Holding — Donley, J.
- The Supreme Court of Appeals of West Virginia affirmed the lower court's decision, agreeing that the plaintiff was not entitled to the commission claimed.
Rule
- A broker is not entitled to a commission if the sale is not consummated and the conditions for payment specified in the contract are not met.
Reasoning
- The Supreme Court of Appeals of West Virginia reasoned that the contract explicitly conditioned the payment of the commission on either the consummation of the sale or on the non-consummation due to a default by the seller.
- Since the sale was not consummated and the defendants did not default, the conditions for the commission to be owed were not met.

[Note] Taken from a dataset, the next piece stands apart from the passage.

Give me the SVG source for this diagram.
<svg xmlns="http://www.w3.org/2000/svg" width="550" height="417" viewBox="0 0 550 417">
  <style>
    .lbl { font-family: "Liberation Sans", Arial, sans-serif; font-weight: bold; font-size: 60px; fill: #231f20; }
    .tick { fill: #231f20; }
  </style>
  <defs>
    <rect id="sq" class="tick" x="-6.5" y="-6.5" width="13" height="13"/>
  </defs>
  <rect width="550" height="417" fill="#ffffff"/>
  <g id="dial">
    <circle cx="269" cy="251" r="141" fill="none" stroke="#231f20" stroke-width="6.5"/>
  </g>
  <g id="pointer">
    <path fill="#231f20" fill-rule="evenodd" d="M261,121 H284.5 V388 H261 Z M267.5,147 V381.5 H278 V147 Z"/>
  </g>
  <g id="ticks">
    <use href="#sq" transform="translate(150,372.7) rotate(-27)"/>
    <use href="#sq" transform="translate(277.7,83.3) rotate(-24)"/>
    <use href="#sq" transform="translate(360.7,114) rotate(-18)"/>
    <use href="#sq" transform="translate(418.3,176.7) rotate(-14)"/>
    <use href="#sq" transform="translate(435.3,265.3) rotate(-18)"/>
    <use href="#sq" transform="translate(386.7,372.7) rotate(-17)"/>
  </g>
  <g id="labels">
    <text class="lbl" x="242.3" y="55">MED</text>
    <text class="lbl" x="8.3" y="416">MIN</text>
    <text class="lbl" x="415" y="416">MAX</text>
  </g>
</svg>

- The court highlighted that it could not impose a duty on the defendants to initiate litigation against the buyer to enforce the contract.
- Additionally, the court noted that under the terms of the contract, if the buyer defaulted, the broker's compensation was limited to the earnest money already received.

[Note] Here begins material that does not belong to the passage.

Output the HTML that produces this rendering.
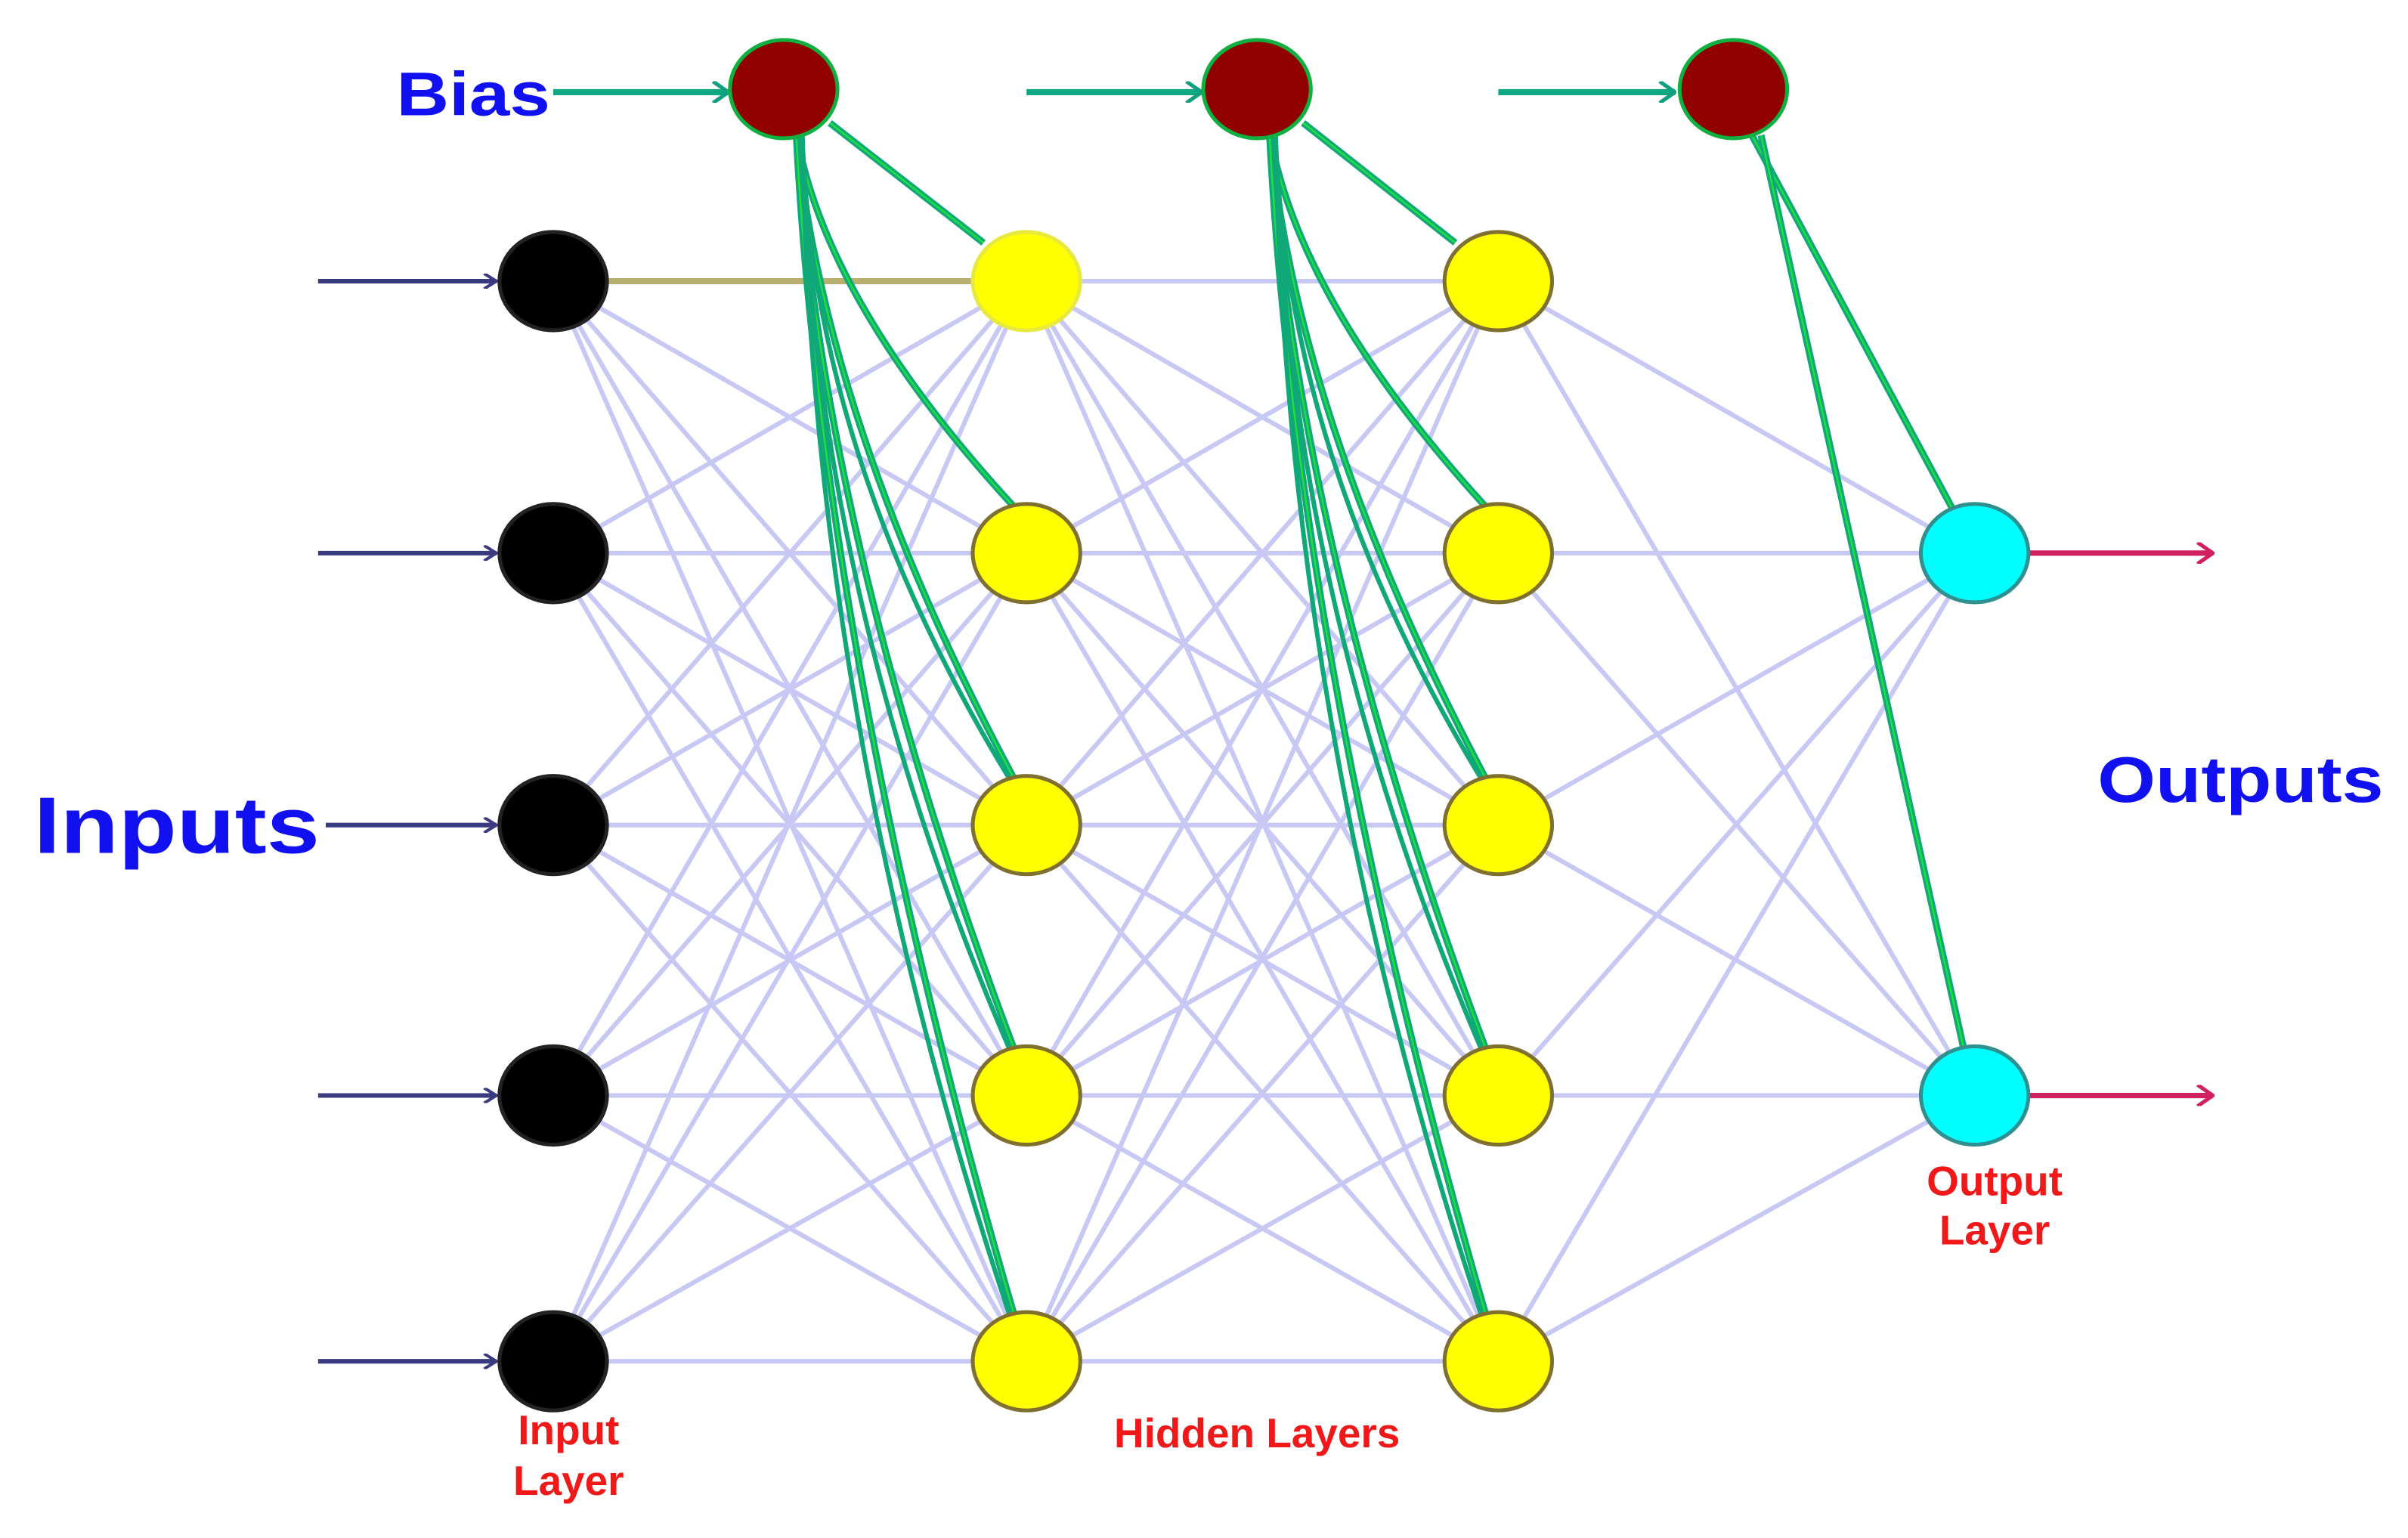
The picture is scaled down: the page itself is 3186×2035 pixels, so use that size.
<!DOCTYPE html>
<html><head><meta charset="utf-8"><style>
html,body{margin:0;padding:0;background:#fff;width:3186px;height:2035px;overflow:hidden}
svg{display:block}
</style></head><body>
<svg id="s" width="3186" height="2035" viewBox="0 0 1567 1001" preserveAspectRatio="none" xmlns="http://www.w3.org/2000/svg">
<defs>
<marker id="an" markerWidth="10" markerHeight="10" refX="9" refY="5" orient="auto" markerUnits="userSpaceOnUse"><path d="M1,0 L9,5 L1,10" fill="none" stroke="#3a3a80" stroke-width="2"/></marker>
<marker id="ag" markerWidth="12" markerHeight="14" refX="11" refY="7" orient="auto" markerUnits="userSpaceOnUse"><path d="M1,0 L11,7 L1,14" fill="none" stroke="#10a080" stroke-width="2.5"/></marker>
<marker id="ar" markerWidth="12" markerHeight="14" refX="11" refY="7" orient="auto" markerUnits="userSpaceOnUse"><path d="M1,0 L11,7 L1,14" fill="none" stroke="#d02060" stroke-width="2.5"/></marker>
</defs>
<g id="light" stroke="#c8c8f4" stroke-width="3" fill="none"></g>
<line x1="395" y1="183" x2="632" y2="183" stroke="#b8b070" stroke-width="4"/>
<g id="green" fill="none"></g>
<g id="arrows">
<line x1="207" y1="183" x2="323" y2="183" stroke="#3a3a80" stroke-width="3" marker-end="url(#an)"/>
<line x1="207" y1="360" x2="323" y2="360" stroke="#3a3a80" stroke-width="3" marker-end="url(#an)"/>
<line x1="212" y1="537" x2="323" y2="537" stroke="#3a3a80" stroke-width="3" marker-end="url(#an)"/>
<line x1="207" y1="713" x2="323" y2="713" stroke="#3a3a80" stroke-width="3" marker-end="url(#an)"/>
<line x1="207" y1="886" x2="323" y2="886" stroke="#3a3a80" stroke-width="3" marker-end="url(#an)"/>
<line x1="360" y1="60" x2="474" y2="60" stroke="#10a880" stroke-width="4" marker-end="url(#ag)"/>
<line x1="668" y1="60" x2="782" y2="60" stroke="#10a880" stroke-width="4" marker-end="url(#ag)"/>
<line x1="975" y1="60" x2="1090" y2="60" stroke="#10a880" stroke-width="4" marker-end="url(#ag)"/>
<line x1="1320" y1="360" x2="1440" y2="360" stroke="#d02060" stroke-width="3.5" marker-end="url(#ar)"/>
<line x1="1320" y1="713" x2="1440" y2="713" stroke="#d02060" stroke-width="3.5" marker-end="url(#ar)"/>
</g>
<g id="nodes"></g>
<g font-family="Liberation Sans, sans-serif" font-weight="bold">
<text x="258" y="75" font-size="40" fill="#1010f0" textLength="100" lengthAdjust="spacingAndGlyphs">Bias</text>
<text x="22" y="555" font-size="52" fill="#1010f0" textLength="186" lengthAdjust="spacingAndGlyphs">Inputs</text>
<text x="1365" y="522" font-size="42" fill="#1010f0" textLength="186" lengthAdjust="spacingAndGlyphs">Outputs</text>
<g fill="#f01818" font-size="27" text-anchor="middle" font-weight="bold">
<text x="370" y="940">Input</text><text x="370" y="973">Layer</text>
<text x="818" y="942">Hidden Layers</text>
<text x="1298" y="778">Output</text><text x="1298" y="810">Layer</text>
</g>
</g>
</svg>
<script>
var NS="http://www.w3.org/2000/svg";
function el(p,t,a){var e=document.createElementNS(NS,t);for(var k in a)e.setAttribute(k,a[k]);p.appendChild(e);return e;}
var ys=[183,360,537,713,886], X=[360,668,975], oy=[360,713], ox=1285;
var L=document.getElementById('light');
for(var l=0;l<2;l++)for(var i=0;i<5;i++)for(var j=0;j<5;j++){if(l==0&&i==0&&j==0)continue;el(L,'line',{x1:X[l],y1:ys[i],x2:X[l+1],y2:ys[j]});}
for(var i=0;i<5;i++)for(var j=0;j<2;j++)el(L,'line',{x1:X[2],y1:ys[i],x2:ox,y2:oy[j]});
var G=document.getElementById('green');
var bx=[510,818,1128];
for(var b=0;b<2;b++){var hx=X[b+1];
 for(var j=0;j<5;j++){var sx=bx[b]+8,sy=85,ex=hx-(j==0?28:8),ey=ys[j]-30;
  var d=j==0?('M'+(sx+22)+','+(sy-5)+' L'+ex+','+(ey+5)):('M'+sx+','+sy+' Q'+(sx+18)+','+(sy+(ey-sy)*0.45)+' '+ex+','+ey);
  el(G,'path',{d:d,stroke:'#10a878','stroke-width':4.5});
  el(G,'path',{d:d,stroke:'#20e040','stroke-width':1.2});
  if(j>1){var d2='M'+(sx+4)+','+sy+' Q'+(sx+10)+','+(sy+(ey-sy)*0.5)+' '+(ex-3)+','+ey;el(G,'path',{d:d2,stroke:'#10a878','stroke-width':3});}
 }}
[[1140,88,1270,330],[1146,88,1278,683]].forEach(function(c){el(G,'line',{x1:c[0],y1:c[1],x2:c[2],y2:c[3],stroke:'#10a878','stroke-width':4.5});el(G,'line',{x1:c[0],y1:c[1],x2:c[2],y2:c[3],stroke:'#20e040','stroke-width':1.2});});
var N=document.getElementById('nodes');
function node(x,y,f,s){el(N,'ellipse',{cx:x,cy:y,rx:35,ry:32,fill:f,stroke:s,'stroke-width':2.5});}
ys.forEach(function(y){node(360,y,'#000','#222');});
ys.forEach(function(y,i){node(668,y,'#ffff00',i==0?'#e8e840':'#807030');node(975,y,'#ffff00','#807030');});
oy.forEach(function(y){node(ox,y,'#00ffff','#309090');});
bx.forEach(function(x){node(x,58,'#900000','#10b040');});
</script>
</body></html>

- Therefore, the court determined that the brokers could not claim a full commission when the condition for payment had not been satisfied.

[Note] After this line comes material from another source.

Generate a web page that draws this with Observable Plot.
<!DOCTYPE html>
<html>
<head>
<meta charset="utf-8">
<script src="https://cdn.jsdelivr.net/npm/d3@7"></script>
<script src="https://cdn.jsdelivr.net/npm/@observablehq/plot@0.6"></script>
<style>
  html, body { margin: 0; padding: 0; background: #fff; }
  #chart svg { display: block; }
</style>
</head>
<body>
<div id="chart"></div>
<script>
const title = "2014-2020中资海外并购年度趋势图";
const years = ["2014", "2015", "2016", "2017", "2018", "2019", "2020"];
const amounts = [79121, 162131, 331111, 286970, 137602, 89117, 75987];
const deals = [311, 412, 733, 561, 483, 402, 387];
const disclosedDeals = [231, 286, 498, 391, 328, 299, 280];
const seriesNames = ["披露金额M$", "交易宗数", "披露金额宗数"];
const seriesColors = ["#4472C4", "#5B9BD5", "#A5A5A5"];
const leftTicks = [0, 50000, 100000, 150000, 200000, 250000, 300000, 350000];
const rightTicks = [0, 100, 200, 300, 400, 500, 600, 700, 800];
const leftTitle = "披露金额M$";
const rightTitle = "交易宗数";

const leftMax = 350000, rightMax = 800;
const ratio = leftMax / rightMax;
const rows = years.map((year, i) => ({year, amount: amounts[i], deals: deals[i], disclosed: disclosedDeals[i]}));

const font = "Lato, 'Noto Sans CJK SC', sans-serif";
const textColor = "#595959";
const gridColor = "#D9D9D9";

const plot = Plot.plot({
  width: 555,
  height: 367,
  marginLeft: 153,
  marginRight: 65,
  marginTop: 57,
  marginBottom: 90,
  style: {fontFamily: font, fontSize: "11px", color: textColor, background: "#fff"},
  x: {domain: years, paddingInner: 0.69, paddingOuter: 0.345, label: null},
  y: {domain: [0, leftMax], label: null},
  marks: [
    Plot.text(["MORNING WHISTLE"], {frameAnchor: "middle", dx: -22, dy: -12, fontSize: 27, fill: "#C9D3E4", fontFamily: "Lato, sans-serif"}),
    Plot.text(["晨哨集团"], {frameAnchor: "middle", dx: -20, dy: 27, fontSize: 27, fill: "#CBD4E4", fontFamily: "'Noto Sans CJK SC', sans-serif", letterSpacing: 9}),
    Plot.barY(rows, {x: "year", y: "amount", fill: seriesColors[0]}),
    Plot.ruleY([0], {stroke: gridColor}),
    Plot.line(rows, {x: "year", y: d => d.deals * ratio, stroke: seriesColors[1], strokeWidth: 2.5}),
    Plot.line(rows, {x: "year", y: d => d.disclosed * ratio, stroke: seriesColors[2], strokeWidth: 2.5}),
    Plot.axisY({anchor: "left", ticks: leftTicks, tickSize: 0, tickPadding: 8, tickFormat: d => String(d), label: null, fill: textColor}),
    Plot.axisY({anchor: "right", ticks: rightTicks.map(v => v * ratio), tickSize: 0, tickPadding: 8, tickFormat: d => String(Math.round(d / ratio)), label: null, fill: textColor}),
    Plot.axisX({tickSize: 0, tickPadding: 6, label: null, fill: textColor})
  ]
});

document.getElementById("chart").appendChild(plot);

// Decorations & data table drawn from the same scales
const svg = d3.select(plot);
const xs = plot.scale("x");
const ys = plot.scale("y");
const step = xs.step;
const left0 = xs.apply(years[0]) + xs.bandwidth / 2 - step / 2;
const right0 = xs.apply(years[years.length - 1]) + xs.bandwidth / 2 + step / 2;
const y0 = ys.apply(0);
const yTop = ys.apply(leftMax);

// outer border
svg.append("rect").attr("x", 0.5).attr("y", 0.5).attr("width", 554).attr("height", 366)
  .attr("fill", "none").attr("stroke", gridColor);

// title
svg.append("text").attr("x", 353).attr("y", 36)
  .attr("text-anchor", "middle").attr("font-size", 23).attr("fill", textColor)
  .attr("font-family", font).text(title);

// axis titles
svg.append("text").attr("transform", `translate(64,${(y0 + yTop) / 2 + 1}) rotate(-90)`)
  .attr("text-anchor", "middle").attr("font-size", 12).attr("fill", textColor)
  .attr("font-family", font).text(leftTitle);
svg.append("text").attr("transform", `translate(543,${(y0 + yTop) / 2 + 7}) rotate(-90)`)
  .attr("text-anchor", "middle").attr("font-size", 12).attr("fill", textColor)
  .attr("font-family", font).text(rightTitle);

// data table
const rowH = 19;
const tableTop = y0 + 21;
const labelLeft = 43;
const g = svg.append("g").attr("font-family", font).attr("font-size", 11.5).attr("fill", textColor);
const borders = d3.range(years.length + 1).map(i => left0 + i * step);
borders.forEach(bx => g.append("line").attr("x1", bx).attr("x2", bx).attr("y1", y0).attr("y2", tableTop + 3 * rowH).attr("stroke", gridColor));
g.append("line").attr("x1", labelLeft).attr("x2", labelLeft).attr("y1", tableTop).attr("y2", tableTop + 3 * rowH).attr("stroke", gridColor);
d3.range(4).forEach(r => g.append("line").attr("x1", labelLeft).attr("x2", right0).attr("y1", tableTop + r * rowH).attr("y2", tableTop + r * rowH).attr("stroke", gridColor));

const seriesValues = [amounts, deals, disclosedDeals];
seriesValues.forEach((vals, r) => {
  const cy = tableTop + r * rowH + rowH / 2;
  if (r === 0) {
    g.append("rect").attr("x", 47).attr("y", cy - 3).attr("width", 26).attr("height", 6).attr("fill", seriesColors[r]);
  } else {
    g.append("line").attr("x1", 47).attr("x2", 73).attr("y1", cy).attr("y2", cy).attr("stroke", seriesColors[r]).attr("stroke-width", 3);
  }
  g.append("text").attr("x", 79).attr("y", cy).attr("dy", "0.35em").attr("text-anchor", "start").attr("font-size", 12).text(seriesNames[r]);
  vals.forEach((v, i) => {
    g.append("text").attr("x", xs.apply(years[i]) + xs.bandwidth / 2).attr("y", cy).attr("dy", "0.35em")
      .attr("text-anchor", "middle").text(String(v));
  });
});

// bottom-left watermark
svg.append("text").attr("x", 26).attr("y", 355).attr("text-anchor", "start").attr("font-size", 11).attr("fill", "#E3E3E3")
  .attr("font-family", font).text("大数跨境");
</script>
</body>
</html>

Deep Dive: How the Court Reached Its Decision
Contractual Conditions for Commission
The court began its reasoning by examining the specific terms of the contract between the parties, which explicitly conditioned the payment of the commission on two events: either the consummation of the sale or the non-consummation due to a default by the seller. It emphasized that both conditions were essential for the broker, Beattie-Firth, Inc., to claim the commission. As the sale was not consummated and the defendants did not default, the court found that neither condition had been satisfied. The court pointed out that the language of the contract clearly indicated that the obligation to pay a commission arose only upon the occurrence of one of the specified events. Therefore, without the fulfillment of these conditions, the defendants had no legal obligation to pay the commission.
No Implied Duty to Sue
The court further addressed the plaintiff's argument that the defendants were required to initiate legal action against the buyer, Carl D. Anderson, to enforce the contract and thus trigger the commission payment. The court rejected this notion, stating that it would be unreasonable to impose such a burden on the defendants. It reasoned that compelling the seller to litigate against a buyer, particularly when such litigation might be costly and potentially fruitless, was not a reasonable expectation. The court highlighted that the seller was not required to take any action that could lead to a sale, especially when the buyer’s refusal to proceed was evident. This reasoning reinforced the idea that the seller’s inaction did not equate to a default that would allow the broker to claim a commission.
Nature of the Commission Payment
In evaluating the terms of the contract, the court noted that if the buyer defaulted, the broker’s compensation was limited to the earnest money already received from the buyer. This provision indicated a clear intention by the parties to restrict the broker's commission in cases where the buyer failed to perform. The court interpreted this clause as a safeguard for the broker, ensuring that they would receive some compensation for their services, but not the full commission if the sale did not go through. The ruling emphasized that the contract's language did not support the notion that the broker should receive a full commission when the buyer's default was the sole reason for the non-consummation of the sale. Thus, the court maintained that the terms of the contract governed the broker's entitlement to commission.
Precedent and Interpretation
The court referenced previous cases and legal principles regarding brokerage contracts to reinforce its interpretation. It pointed out that established case law indicated that a broker's right to a commission hinges upon the consummation of a sale or the seller's default. The court distinguished this case from others where the sale had been consummated or where the brokerage contract did not contain similar conditional language. It reiterated that the specific conditions outlined in the contract must be met for the broker to be entitled to a commission. The court concluded that the language and intent behind the contractual provisions were clear and unambiguous, thus supporting the decision to affirm the lower court's ruling.
Final Determination
In its final determination, the court affirmed the decision of the Circuit Court of Kanawha County to sustain the defendants' demurrer and dismiss the action. It concluded that the plaintiff, Beattie-Firth, Inc., was not entitled to the commission claimed due to the failure of the specified conditions to be met. The court's reasoning highlighted the necessity of adhering to the express terms of the contract, which did not obligate the defendants to pay a full commission when the sale was not consummated and there was no default on their part. By reinforcing the principles of contract interpretation and the importance of clear contractual language, the court upheld the notion that parties must be bound by the agreements they enter into.